Practice Activity Week 2

Accessing the Practice Activity

Download the template Practice Activity Quarto file here: pa-2.qmd

Important

Be sure to save the file inside your Week 2 folder of your STAT 431 (or 541) folder!

Writing Functions

  1. Write a function called summ_stats() that takes a vector x as input and produces the following output:
  • for numeric variables: returns the mean, median, standard deviation, and IQR as a dataframe
  • for categorical variables: returns the number of levels (categories) of the variable as a dataframe

Hint: You can use tibble() to create the data frame. For example, tibble(a = 1:2, b = 2:3) creates a data frame with variables a and b.
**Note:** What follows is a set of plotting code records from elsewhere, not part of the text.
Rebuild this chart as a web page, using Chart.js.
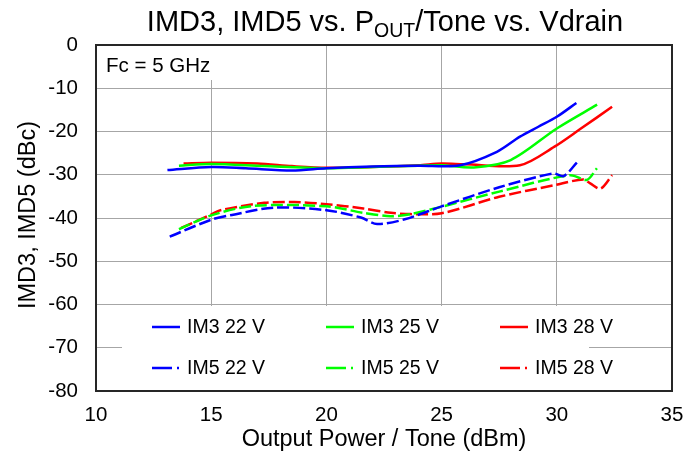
<!DOCTYPE html>
<html lang="en">
<head>
<meta charset="UTF-8">
<title>IMD3, IMD5 vs. POUT/Tone vs. Vdrain</title>
<script src="https://cdn.jsdelivr.net/npm/chart.js"></script>
<style>
    * { margin: 0; padding: 0; box-sizing: border-box; }
    body { background: #fff; }
    #wrap { width: 684px; height: 457px; }
</style>
</head>
<body>
<div id="wrap"><canvas id="imdChart" width="684" height="457"></canvas></div>
<script>
    // tick labels
    const xTickValues = [10, 15, 20, 25, 30, 35];
    const yTickValues = [0, -10, -20, -30, -40, -50, -60, -70, -80];

    // series names (legend order: 3 columns x 2 rows)
    const seriesNames = ["IM3 22 V", "IM3 25 V", "IM3 28 V", "IM5 22 V", "IM5 25 V", "IM5 28 V"];
    const seriesColors = ["#0000FF", "#00FF00", "#FF0000", "#0000FF", "#00FF00", "#FF0000"];

    // Output power (dBm) / level (dBc)
    const im3x22 = [13.1, 15, 16.5, 18.5, 20, 22, 24, 25.8, 27.4, 28.4, 29.2, 30, 30.85];
    const im3y22 = [-28.9, -28.2, -28.5, -29.0, -28.5, -28.1, -27.9, -27.8, -24.7, -21.2, -18.9, -16.6, -13.4];

    const im3x25 = [13.6, 15, 17.3, 20, 22, 24, 25, 26.4, 28.0, 30, 31.75];
    const im3y25 = [-27.9, -27.5, -28.0, -28.5, -28.2, -27.9, -27.8, -28.3, -26.6, -19.3, -13.8];

    const im3x28 = [13.8, 15, 17, 18.5, 20, 22, 24, 25, 26, 28.4, 29.9, 31, 32.4];
    const im3y28 = [-27.4, -27.2, -27.4, -28.0, -28.4, -28.2, -27.8, -27.4, -27.6, -27.8, -23.5, -19.5, -14.3];

    const im5x22 = [13.2, 15, 15.9, 17.7, 20, 21.5, 22.2, 23.4, 25, 27.5, 29.85, 30.3, 30.87];
    const im5y22 = [-44.3, -40.4, -39.3, -37.6, -38.2, -39.9, -41.4, -40.3, -37.3, -32.9, -29.7, -30.3, -27.2];

    const im5x25 = [13.6, 15, 16.85, 20, 21.6, 22.8, 23.65, 25, 27.5, 30.58, 31.3, 31.74];
    const im5y25 = [-42.6, -39.4, -37.2, -37.3, -38.8, -39.6, -39.1, -37.4, -33.9, -30.1, -31.2, -28.5];

    const im5x28 = [13.7, 15, 15.4, 17.3, 18.6, 20, 21.6, 22.8, 23.65, 25, 27.5, 29.9, 31.15, 31.45, 31.9, 32.4];
    const im5y28 = [-42.3, -39.2, -38.2, -36.5, -36.3, -36.8, -37.8, -38.8, -39.1, -38.9, -35.1, -32.4, -31.1, -32.0, -33.2, -30.1];

    const FONT = '"Liberation Sans", Arial, sans-serif';

    function pts(xs, ys) {
        return xs.map((x, i) => ({ x: x, y: ys[i] }));
    }

    const seriesData = [
        pts(im3x22, im3y22), pts(im3x25, im3y25), pts(im3x28, im3y28),
        pts(im5x22, im5y22), pts(im5x25, im5y25), pts(im5x28, im5y28)
    ];

    const datasets = seriesNames.map((name, i) => ({
        label: name,
        data: seriesData[i],
        borderColor: seriesColors[i],
        backgroundColor: seriesColors[i],
        borderWidth: 2.5,
        borderDash: i >= 3 ? [12, 4] : [],
        pointRadius: 0,
        tension: 0.3,
        fill: false
    }));

    // titles, note box, legend box and plot frame
    const decorations = {
        id: 'decorations',
        beforeDatasetsDraw(chart) {
            const ctx = chart.ctx;
            const a = chart.chartArea;
            ctx.save();
            // Fc box
            ctx.fillStyle = '#fff';
            ctx.fillRect(a.left + 1, a.top + 1, 128, 34);
            ctx.fillStyle = '#000';
            ctx.font = '20.5px ' + FONT;
            ctx.textBaseline = 'middle';
            ctx.textAlign = 'left';
            ctx.fillText('Fc = 5 GHz', a.left + 10, a.top + 21);

            // legend box
            ctx.fillStyle = '#fff';
            ctx.fillRect(122, 306, 467, a.bottom - 307);
            chart.data.datasets.forEach((ds, i) => {
                const col = i % 3, row = Math.floor(i / 3);
                const x0 = 152 + col * 174;
                const y0 = 327 + row * 41;
                ctx.strokeStyle = ds.borderColor;
                ctx.lineWidth = 2.5;
                ctx.setLineDash([]);
                ctx.beginPath();
                if (i < 3) {
                    ctx.moveTo(x0, y0);
                    ctx.lineTo(x0 + 28, y0);
                } else {
                    ctx.moveTo(x0, y0);
                    ctx.lineTo(x0 + 20, y0);
                    ctx.moveTo(x0 + 25, y0);
                    ctx.lineTo(x0 + 27, y0);
                }
                ctx.stroke();
                ctx.fillStyle = '#000';
                ctx.font = '19.5px ' + FONT;
                ctx.textBaseline = 'middle';
                ctx.fillText(ds.label, x0 + 35, y0 + 1);
            });
            ctx.restore();
        },
        afterDraw(chart) {
            const ctx = chart.ctx;
            const a = chart.chartArea;
            ctx.save();
            // frame
            ctx.strokeStyle = '#262626';
            ctx.lineWidth = 2;
            ctx.strokeRect(a.left, a.top, a.right - a.left, a.bottom - a.top);

            // chart title with subscript
            const parts = [
                { t: 'IMD3, IMD5 vs. P', f: '29px ' + FONT, dy: 0 },
                { t: 'OUT', f: '19.5px ' + FONT, dy: 6 },
                { t: '/Tone vs. Vdrain', f: '29px ' + FONT, dy: 0 }
            ];
            let w = 0;
            parts.forEach(p => { ctx.font = p.f; p.w = ctx.measureText(p.t).width; w += p.w; });
            let x = 385 - w / 2;
            ctx.fillStyle = '#000';
            ctx.textAlign = 'left';
            ctx.textBaseline = 'alphabetic';
            parts.forEach(p => {
                ctx.font = p.f;
                ctx.fillText(p.t, x, 31 + p.dy);
                x += p.w;
            });

            // axis titles
            ctx.font = '23.5px ' + FONT;
            ctx.textAlign = 'center';
            ctx.textBaseline = 'middle';
            ctx.fillText('Output Power / Tone (dBm)', (a.left + a.right) / 2, 440);
            ctx.translate(29, 215);
            ctx.rotate(-Math.PI / 2);
            ctx.fillText('IMD3, IMD5 (dBc)', 0, 0);
            ctx.restore();
        }
    };

    new Chart(document.getElementById('imdChart'), {
        type: 'line',
        data: { datasets: datasets },
        options: {
            responsive: false,
            animation: false,
            layout: { padding: { left: 0, top: 45, right: 12, bottom: 0 } },
            plugins: {
                legend: { display: false },
                title: { display: false },
                tooltip: { enabled: false }
            },
            scales: {
                x: {
                    type: 'linear',
                    min: 10,
                    max: 35,
                    afterBuildTicks: s => { s.ticks = xTickValues.map(v => ({ value: v })); },
                    afterFit: s => { s.height = 66; s.paddingLeft = 0; s.paddingRight = 0; },
                    grid: { color: '#a6a6a6', lineWidth: 1, drawTicks: false },
                    border: { display: false },
                    ticks: { color: '#000', font: { family: FONT, size: 20.5 }, padding: 12, maxRotation: 0 }
                },
                y: {
                    type: 'linear',
                    min: -80,
                    max: 0,
                    afterBuildTicks: s => { s.ticks = yTickValues.map(v => ({ value: v })); },
                    afterFit: s => { s.width = 96; s.paddingTop = 0; s.paddingBottom = 0; },
                    grid: { color: '#a6a6a6', lineWidth: 1, drawTicks: false },
                    border: { display: false },
                    ticks: { color: '#000', font: { family: FONT, size: 20.5 }, padding: 18 }
                }
            }
        },
        plugins: [decorations]
    });
</script>
</body>
</html>
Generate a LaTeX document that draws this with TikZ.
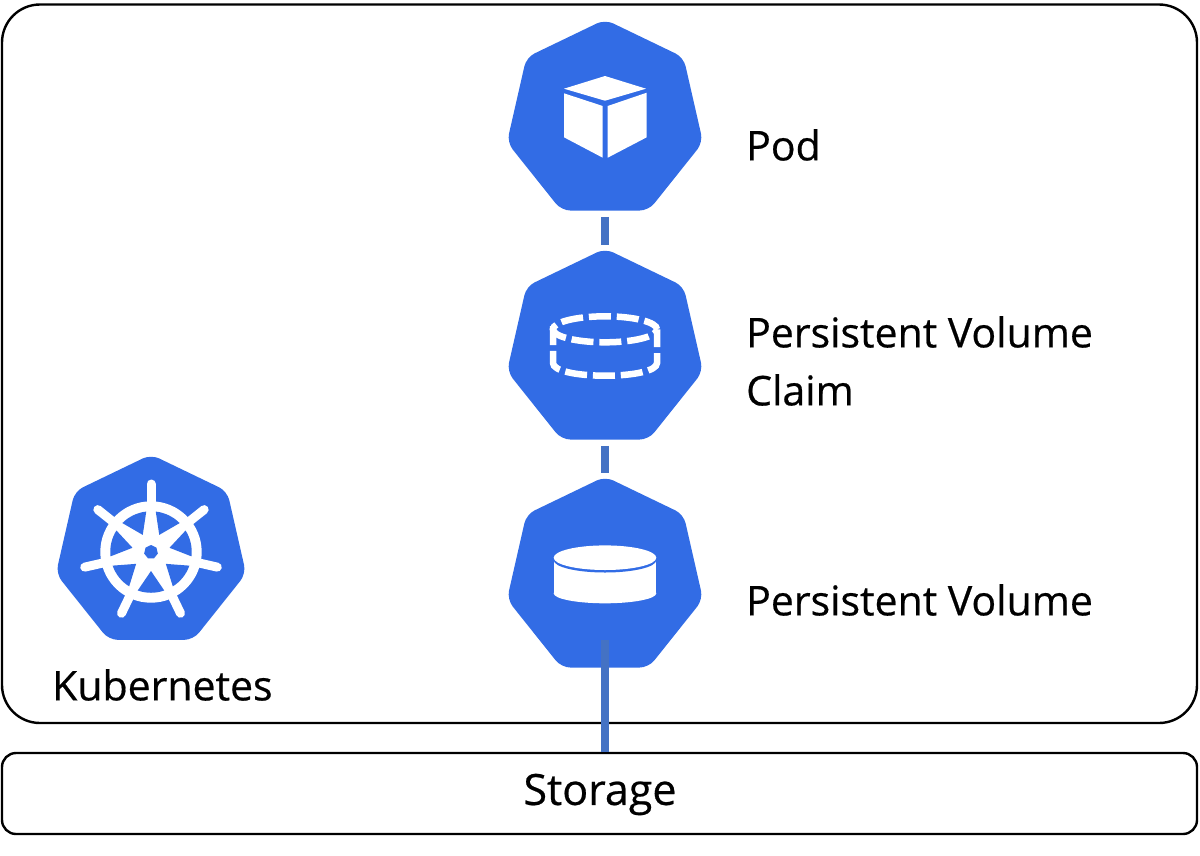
\documentclass[tikz,border=0pt]{standalone}
\usepackage{fontspec}
\setmainfont[FakeBold=0.5]{Open Sans}
\usetikzlibrary{shapes.geometric}
\definecolor{kubeblue}{HTML}{326CE5}
\definecolor{linkblue}{HTML}{4472C4}

\begin{document}
\begin{tikzpicture}[
	x=1pt,y=-1pt,
	frame/.style = {draw=black, line width=2.4pt, fill=white},
	hepta/.style = {regular polygon, regular polygon sides=7, fill=kubeblue,
		inner sep=0pt, minimum size=#1, rounded corners=9pt},
	link/.style = {linkblue, line width=8.5pt},
	caption/.style = {anchor=west, align=left, inner sep=0pt, font=\fontsize{41}{58}\selectfont},
	dashring/.style = {white, line width=6.5pt, dash pattern=on 22pt off 5.9pt, dash phase=6pt}
	]
	\useasboundingbox (0,0) rectangle (1200,855);

	\draw[frame, rounded corners=38pt] (2,4.5) rectangle (1197,723);
	\node (storage) [frame, rounded corners=14pt, minimum width=1195pt, minimum height=81pt,
		inner sep=0pt] at (599.5,793.5) {};
	\node (storagename) [inner sep=0pt, font=\fontsize{43}{46}\selectfont] at (600,794.5) {Storage};

	\node (pod) [hepta=201pt] at (605,120) {};
	\node (pvc) [hepta=201pt] at (605,349) {};
	\node (pv) [hepta=201pt] at (605,577) {};
	\node (kube) [hepta=195pt] at (151,552) {};
	\coordinate (tap) at (605,640);

	\node (podname) [caption] at (746,145) {Pod};
	\node (pvcname) [caption] at (746,361) {Persistent Volume\\Claim};
	\node (pvname) [caption] at (746,600) {Persistent Volume};
	\node (kubename) [caption] at (52,685) {Kubernetes};

	% cube
	\begin{scope}[shift={(pod.center)}]
		\fill[white] (-41,-31.3) -- (0,-44) -- (41,-31.3) -- (0,-19.3) -- cycle;
		\fill[white] (-41,-26.7) -- (-2.3,-14) -- (-2.3,37.7) -- (-41,17.3) -- cycle;
		\fill[white] (2.7,-14) -- (41.7,-27.3) -- (41.7,17.3) -- (2.7,37.7) -- cycle;
	\end{scope}

	% dashed drum
	\begin{scope}[shift={(pvc.center)}]
		\draw[dashring] (0,-19.7) ellipse [x radius=52pt, y radius=13pt];
		\draw[dashring, dash phase=3pt] (-52,-23) -- (-52,14) .. controls (-52,22) and (-28,26.7) .. (0,26.7)
			.. controls (28,26.7) and (52,22) .. (52,14) -- (52,-19.7);
	\end{scope}

	% solid drum
	\begin{scope}[shift={(pv.center)}]
		\fill[white] (-51.3,-19.3) rectangle (51.3,16.3);
		\fill[white] (0,16.3) ellipse [x radius=51.3pt, y radius=10pt];
		\fill[kubeblue] (0,-16.8) ellipse [x radius=51.3pt, y radius=12.3pt];
		\fill[white] (0,-19.3) ellipse [x radius=51.3pt, y radius=12.3pt];
	\end{scope}

	% helm wheel
	\begin{scope}[shift={(kube.center)}]
		\fill[white] (0,0) circle [radius=50.7pt];
		\foreach \ang in {90,141.43,192.86,244.29,295.71,347.14,398.57} {
			\draw[white, line width=9pt, line cap=round] (\ang:46pt) -- (\ang:68pt);
			\fill[kubeblue] (\ang+25.7:19pt) -- (\ang+6.7:40.7pt)
				.. controls (\ang+19:41.8pt) and (\ang+32.4:41.8pt) .. (\ang+44.7:40.7pt) -- cycle;
		}
		\node (hub) [hepta=14pt, rounded corners=0pt] at (0,0) {};
	\end{scope}

	\draw[link, shorten >=3pt, shorten <=6pt] (pod) -- (pvc);
	\draw[link, shorten >=3pt, shorten <=6pt] (pvc) -- (pv);
	\draw[link] (tap) -- (tap |- storage.north);
\end{tikzpicture}
\end{document}
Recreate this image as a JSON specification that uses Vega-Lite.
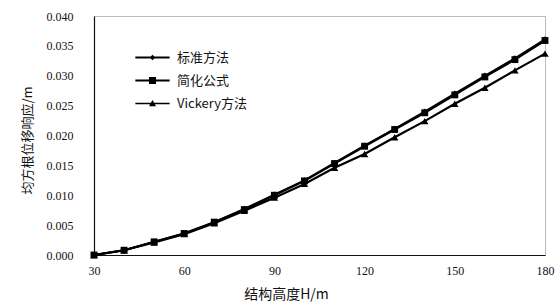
{
  "$schema": "https://vega.github.io/schema/vega-lite/v6.json",
  "autosize": "none",
  "width": 451,
  "height": 239,
  "padding": {"left": 94, "top": 16, "right": 11, "bottom": 49},
  "background": "white",
  "config": {
    "view": {"stroke": "#777", "strokeDash": [1, 1], "strokeWidth": 1},
    "axis": {"labelFont": "Liberation Serif", "labelFontSize": 12, "labelColor": "#111", "titleFont": "Noto Sans CJK SC", "titleFontWeight": "normal", "titleColor": "#111", "grid": false, "ticks": false, "domainColor": "#111", "domainWidth": 1.2}
  },
  "data": {"values": [
    {"H": 30, "method": "Vickery方法", "u": 0.0000},
    {"H": 40, "method": "Vickery方法", "u": 0.0008},
    {"H": 50, "method": "Vickery方法", "u": 0.0021},
    {"H": 60, "method": "Vickery方法", "u": 0.0035},
    {"H": 70, "method": "Vickery方法", "u": 0.0053},
    {"H": 80, "method": "Vickery方法", "u": 0.0074},
    {"H": 90, "method": "Vickery方法", "u": 0.0096},
    {"H": 100, "method": "Vickery方法", "u": 0.0119},
    {"H": 110, "method": "Vickery方法", "u": 0.0146},
    {"H": 120, "method": "Vickery方法", "u": 0.0169},
    {"H": 130, "method": "Vickery方法", "u": 0.0197},
    {"H": 140, "method": "Vickery方法", "u": 0.0224},
    {"H": 150, "method": "Vickery方法", "u": 0.0253},
    {"H": 160, "method": "Vickery方法", "u": 0.0280},
    {"H": 170, "method": "Vickery方法", "u": 0.0309},
    {"H": 180, "method": "Vickery方法", "u": 0.0337},
    {"H": 30, "method": "标准方法", "u": 0.0000},
    {"H": 40, "method": "标准方法", "u": 0.0008},
    {"H": 50, "method": "标准方法", "u": 0.0022},
    {"H": 60, "method": "标准方法", "u": 0.0036},
    {"H": 70, "method": "标准方法", "u": 0.0055},
    {"H": 80, "method": "标准方法", "u": 0.0077},
    {"H": 90, "method": "标准方法", "u": 0.0101},
    {"H": 100, "method": "标准方法", "u": 0.0125},
    {"H": 110, "method": "标准方法", "u": 0.0154},
    {"H": 120, "method": "标准方法", "u": 0.0183},
    {"H": 130, "method": "标准方法", "u": 0.0211},
    {"H": 140, "method": "标准方法", "u": 0.0240},
    {"H": 150, "method": "标准方法", "u": 0.0270},
    {"H": 160, "method": "标准方法", "u": 0.0300},
    {"H": 170, "method": "标准方法", "u": 0.0329},
    {"H": 180, "method": "标准方法", "u": 0.0361},
    {"H": 30, "method": "简化公式", "u": 0.0000},
    {"H": 40, "method": "简化公式", "u": 0.0008},
    {"H": 50, "method": "简化公式", "u": 0.0022},
    {"H": 60, "method": "简化公式", "u": 0.0036},
    {"H": 70, "method": "简化公式", "u": 0.0055},
    {"H": 80, "method": "简化公式", "u": 0.0076},
    {"H": 90, "method": "简化公式", "u": 0.0100},
    {"H": 100, "method": "简化公式", "u": 0.0124},
    {"H": 110, "method": "简化公式", "u": 0.0153},
    {"H": 120, "method": "简化公式", "u": 0.0182},
    {"H": 130, "method": "简化公式", "u": 0.0210},
    {"H": 140, "method": "简化公式", "u": 0.0238},
    {"H": 150, "method": "简化公式", "u": 0.0268},
    {"H": 160, "method": "简化公式", "u": 0.0298},
    {"H": 170, "method": "简化公式", "u": 0.0327},
    {"H": 180, "method": "简化公式", "u": 0.0359}
  ]},
  "encoding": {
    "x": {"field": "H", "type": "quantitative", "scale": {"domain": [30, 180], "nice": false, "zero": false},
      "axis": {"values": [30, 60, 90, 120, 150, 180], "labelFlush": false, "labelPadding": 10, "labelDx": -6, "title": "结构高度H/m", "titleFontSize": 14, "titleX": 192, "titleY": 32, "titleAnchor": null}},
    "y": {"field": "u", "type": "quantitative", "scale": {"domain": [0, 0.04], "nice": false},
      "axis": {"values": [0, 0.005, 0.01, 0.015, 0.02, 0.025, 0.03, 0.035, 0.04], "format": ".3f", "labelPadding": 21, "title": "均方根位移响应/m", "titleFontSize": 13, "titleX": -60, "titleY": 124, "titleAngle": -90}}
  },
  "resolve": {"scale": {"shape": "independent", "strokeWidth": "independent", "size": "independent"}},
  "layer": [
    {
      "mark": {"type": "line", "color": "black"},
      "encoding": {
        "detail": {"field": "method"},
        "strokeWidth": {"field": "method", "type": "nominal", "scale": {"domain": ["标准方法", "简化公式", "Vickery方法"], "range": [2, 2.2, 1.4]}, "legend": null}
      }
    },
    {
      "mark": {"type": "point", "filled": true, "color": "black", "opacity": 1},
      "encoding": {
        "shape": {"field": "method", "type": "nominal", "scale": {"domain": ["标准方法", "简化公式", "Vickery方法"], "range": ["diamond", "square", "triangle-up"]}, "legend": null},
        "size": {"field": "method", "type": "nominal", "scale": {"domain": ["标准方法", "简化公式", "Vickery方法"], "range": [40, 55, 40]}, "legend": null}
      }
    },
    {
      "transform": [{"filter": "false"}],
      "mark": {"type": "point", "filled": true, "color": "black", "opacity": 1, "strokeWidth": 0},
      "encoding": {
        "shape": {"field": "method", "type": "nominal",
          "scale": {"domain": ["标准方法", "简化公式", "Vickery方法"],
            "range": [
              "M-4.9,-0.3L4.9,-0.3L4.9,0.3L-4.9,0.3Z M0,-0.8L0.8,0L0,0.8L-0.8,0Z",
              "M-4.9,-0.3L4.9,-0.3L4.9,0.3L-4.9,0.3Z M-1,-1L1,-1L1,1L-1,1Z",
              "M-4.9,-0.2L4.9,-0.2L4.9,0.2L-4.9,0.2Z M0,-1L1,0.8L-1,0.8Z"
            ]},
          "legend": {"orient": "none", "legendX": 52, "legendY": 35, "title": null, "symbolSize": 49, "symbolOpacity": 1, "symbolFillColor": "black", "symbolStrokeWidth": 0, "labelOffset": 18, "rowPadding": 9, "labelFont": "Noto Sans CJK SC", "labelFontSize": 13, "labelColor": "#111", "padding": 0}
        }
      }
    }
  ]
}
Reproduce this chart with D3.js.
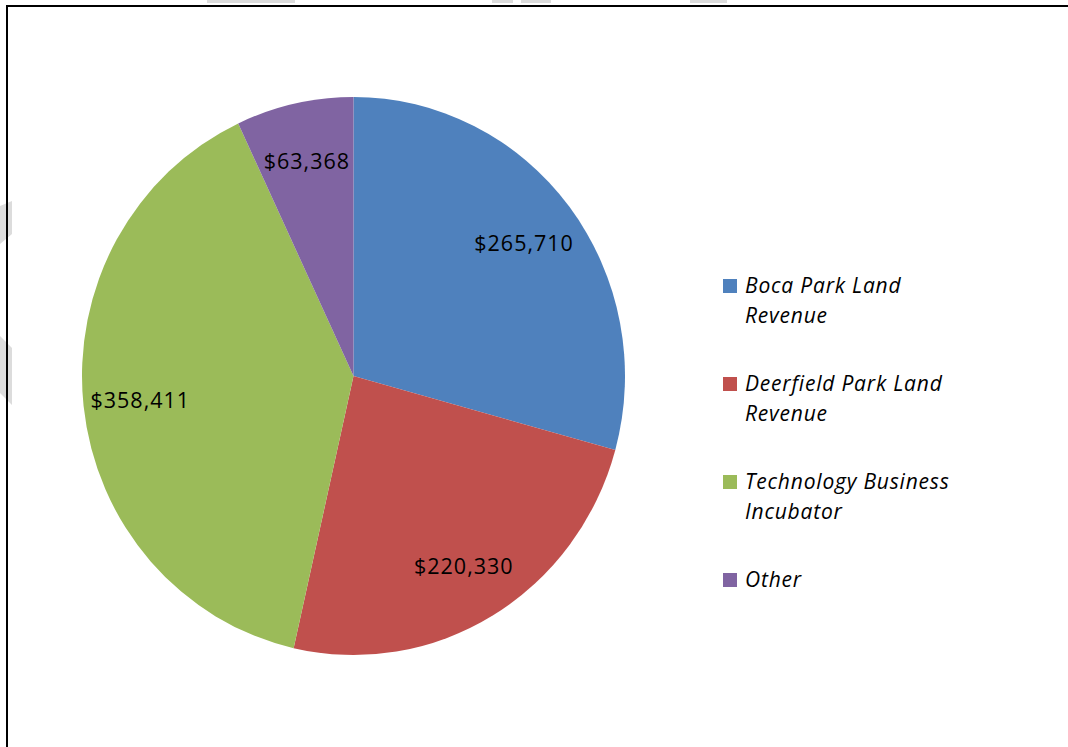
<!DOCTYPE html>
<html><head><meta charset="utf-8">
<script src="https://cdn.jsdelivr.net/npm/d3@7/dist/d3.min.js"></script>
<style>body{margin:0;background:#fff}svg{display:block}</style>
</head><body>
<svg id="c" width="1068" height="747"></svg>
<script>
const categories = ["Boca Park Land Revenue","Deerfield Park Land Revenue","Technology Business Incubator","Other"];
const legendLines = [["Boca Park Land","Revenue"],["Deerfield Park Land","Revenue"],["Technology Business","Incubator"],["Other"]];
const values = [265710, 220330, 358411, 63368];
const labels = ["$265,710","$220,330","$358,411","$63,368"];
const colors = ["#4F81BD","#C0504D","#9BBB59","#8064A2"];

const svg = d3.select("#c");
// faint scan artifacts
const art = svg.append("g").attr("fill","#dcdcdc");
[[207,0,88,3],[492,0,21,3],[521,0,30,3],[690,0,37,3]].forEach(r=>art.append("rect").attr("x",r[0]).attr("y",r[1]).attr("width",r[2]).attr("height",r[3]));
art.append("path").attr("d","M0,206 L12,201 L12,234 L0,244 Z");
art.append("path").attr("d","M0,336 L12,348 L12,405 L0,393 Z");

// frame
svg.append("path").attr("d","M7,747 L7,6 L1068,6").attr("fill","none").attr("stroke","#000").attr("stroke-width",2);

const cx = 353.5, cy = 376, rx = 271.5, sy = 279/271.5;
const pie = d3.pie().sort(null).value(d=>d)(values);
const arc = d3.arc().innerRadius(0).outerRadius(rx);
const labelArc = d3.arc().innerRadius(rx*0.79).outerRadius(rx*0.79);
const g = svg.append("g").attr("transform",`translate(${cx},${cy}) scale(1,${sy})`);
g.selectAll("path").data(pie).join("path").attr("d",arc).attr("fill",(d,i)=>colors[i]);

const lg = svg.append("g").attr("transform",`translate(${cx},${cy})`);
lg.selectAll("text").data(pie).join("text")
  .attr("x",d=>labelArc.centroid(d)[0])
  .attr("y",d=>labelArc.centroid(d)[1]*sy)
  .attr("text-anchor","middle").attr("dominant-baseline","central")
  .attr("font-family","'Open Sans', sans-serif").attr("font-size",21.5).attr("letter-spacing",1).attr("fill","#000")
  .text((d,i)=>labels[i]);

// legend
const leg = svg.append("g").attr("transform","translate(723,0)");
categories.forEach((c,i)=>{
  const y0 = 279 + i*98;
  leg.append("rect").attr("x",0).attr("y",y0).attr("width",14).attr("height",14).attr("fill",colors[i]);
  const t = leg.append("text").attr("x",22).attr("y",y0+14)
    .attr("font-family","'Open Sans', sans-serif").attr("font-style","italic").attr("font-size",21).attr("letter-spacing",0.8).attr("fill","#000");
  legendLines[i].forEach((ln,j)=>t.append("tspan").attr("x",22).attr("dy",j?30:0).text(ln));
});
</script>
</body></html>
  1. Confirm that your function works on each type of variable by running the code below.
summ_stats(diamonds$carat)

summ_stats(diamonds$color)

Iterating Functions

  1. Use map() to apply your summ_stats() function to every column in the diamonds dataset.

Hint: Look up the bind_rows() documentation from dplyr to combine summary statistics for all the variables into one data frame. The .id argument will be especially helpful in adding the variable names!

Data Transformation

  1. Let’s make the output more intuitive, with the variables on the columns and the summary statistics on the rows.

Hint: You will need to do a double pivot (pivot_longer() then pivot_wider()) to achieve this result!

Using Helper Functions (Stat 541 only)

  1. Now that we have the output we want, let’s use our code to write a summ_df() function that takes a data frame as an input and outputs a table of summary statistics for every variable in the data frame.

Hint: The body of your function should contain all the code from Question 3.

  1. Demonstrate that your function works using the mpg dataset.